C. The Supremacy of the Courts
- Suspicion of government led power to be more vested in the court system
- Main target of the courts were the states, especially state activism
- 14th Amendment became the major constraint on the power of the states to regulate private business
- Courts also targeted Federal gov’t:
- 1895 Supreme Court ruled that federal power to regulate interstate commerce did not cover manufacturing and struck down federal income tax law.
II. Politics and the People
A. Cultural Politics: Party, Religion, and Ethnicity
- More people voted between 1876 ad 1892 than any other time in U.S. history
- Politics was a major part of American culture
- Blue Laws- restricted activity on Sunday
- Sectional differences, religion, and ethnicity often determined party loyalty;
- Northern Democrats: foreign-born and Catholic
- Republicans: native-born and Protestant.

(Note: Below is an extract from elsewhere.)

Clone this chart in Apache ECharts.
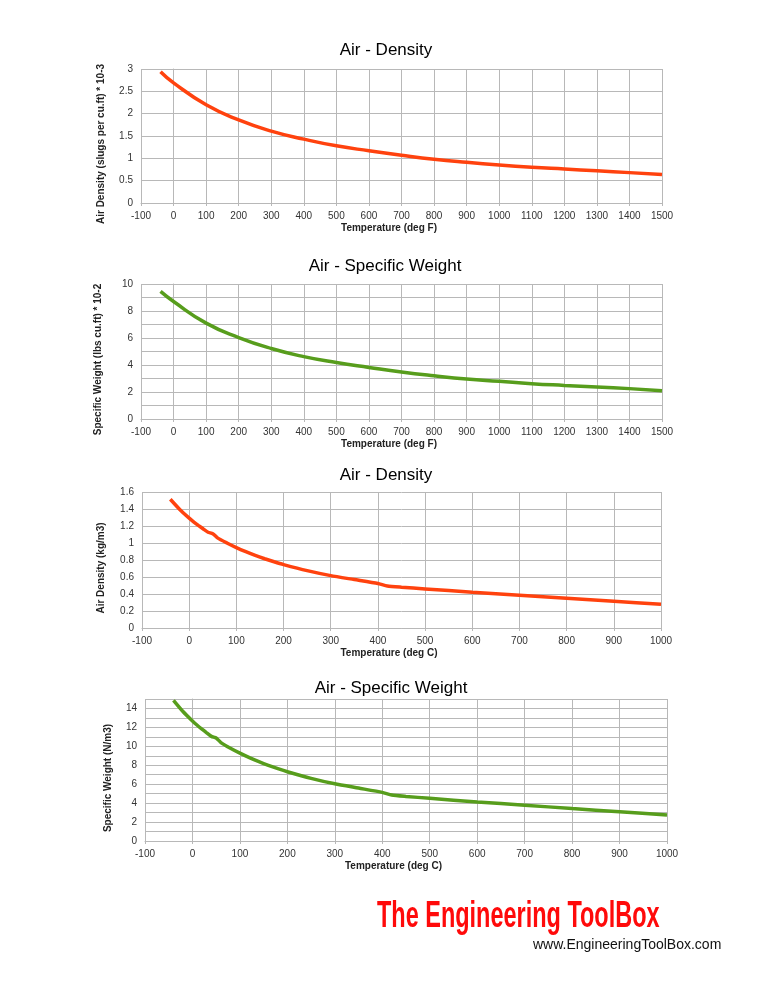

B. Organizational Politics
- The parties were run by “political machines”—that consisted of insiders willing to do party work in exchange for gov’t jobs.
- The Republican Party divided into the Stalwarts and the Halfbreeds, who were really fighting over the spoils of party politics.
- Mugwumps--derisive term referring to pompous or self-important persons
- Reform Republicans who left their party and supported Democrat Grover Cleveland.
- After 1884 election “good government” campaigns sprung up, eliminating political machines.
- Mugwumps injected elitist bias in country
- Literacy tests, secret ballots, intimidating voter registration procedures
C. Women’s Political Culture
- Politics was identified with manliness and not a place for women
- Women’s Suffrage movement reunited after bitterness during Reconstruction
- Woman Suffrage Association
- Abandoned idea of Constitutional Amendment, focused instead of state campaigns
- “Separate Spheres”—that men and women had different natures, and that women’s nature fitted them for “a higher and more spiritual realm”
—Did open a channel for women to enter public life.